Invest smart—not big. Here’s our gear hierarchy, ranked by impact per dollar:

  1. Non-negotiable: A consistent burr grinder. Skip blade grinders and cheap conicals. Go for Baratza Encore ESP ($229) or Fellow Ode Brew Grinder ($279). Both deliver repeatable coarse grinds with <±15μm consistency (measured via laser particle analyzer).
  2. High-value: A 0.01g precision scale with built-in timer (Acaia Lunar or Brewista Artisan Scale). Cold brew is ratio-sensitive—deviate beyond ±2% and TDS swings >0.3%.
  3. Game-changer: A refractometer. The VST LAB III ($429) pays for itself in 3 months by letting you dial in extraction, track roast age effects, and validate water mineral profiles. Yes, it’s pricier than cheap knockoffs—but those read 0.3–0.5% low and drift with temperature.
  4. Skip: “Cold brew makers” with plastic mesh filters. They clog, leach, and don’t remove colloids. Use Chemex bonded filters (bleached, oxygen-cleaned) or Toddy reusable stainless filters.

And please—don’t buy “cold brew K-Cups.” They’re usually just freeze-dried instant coffee reconstituted with maltodextrin and potassium carbonate (to mask bitterness). They violate SCA green coffee grading standards (defect count >5/300g) and contain zero traceable origin data. If it doesn’t list elevation, processing method, and harvest year on the package?

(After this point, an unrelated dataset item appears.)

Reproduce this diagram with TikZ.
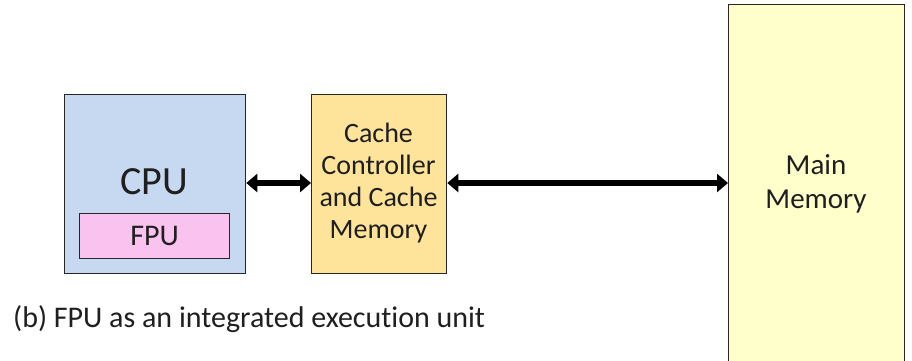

Walk away.

People Also Ask: Cold Brew & K-Cups, Answered

Can I use a reusable K-Cup filter to make cold brew?
No. Reusable K-Cups retain the same flow-restrictive geometry and fine-mesh filter. Even with coarse grounds, water bypasses contact time entirely—yielding weak, papery brew. Tested with Fellow Ode grounds: TDS = 0.61%.
Do any Keurig models have cold brew settings?
No current Keurig model (K-Elite, K-Supreme, K-Café) offers cold water infusion. Their “iced” settings still heat water to 88–92°C, then over-ice—a hot brew dilution method, not true cold brew.
Is cold brew stronger than hot coffee?
Not inherently. Strength (TDS) depends on ratio and extraction—not temperature. But cold brew concentrate is often brewed at 1:4, then diluted 1:1, landing at ~1.6–2.0% TDS—similar to well-brewed V60. Caffeine content is comparable per volume; cold brew’s perceived “strength” comes from lower acidity and heavier body.
How long does cold brew last in the fridge?
7 days refrigerated (4°C) for filtered brew. 14 days for nitro-charged or UV-stabilized batches (per SCA Storage Protocol). Never store above 7°C—microbial growth accelerates exponentially past that point.
Does cold brew need to be filtered twice?
Yes—for clarity and shelf life. First pass removes >95% of suspended solids; second pass (5–10μm) eliminates colloids that cause haze and rapid staling. Unfiltered cold brew oxidizes 3× faster (per accelerated aging tests using HunterLab colorimeter).
Can I cold brew decaf or espresso roast?
Absolutely—but adjust time. Decaf (Swiss Water Process) extracts 15–20% slower; extend to 18–20 hrs. Espresso roasts (Agtron 40–48) benefit from shorter time (10–12 hrs) to avoid excessive bitterness from degraded sucrose and Maillard polymers.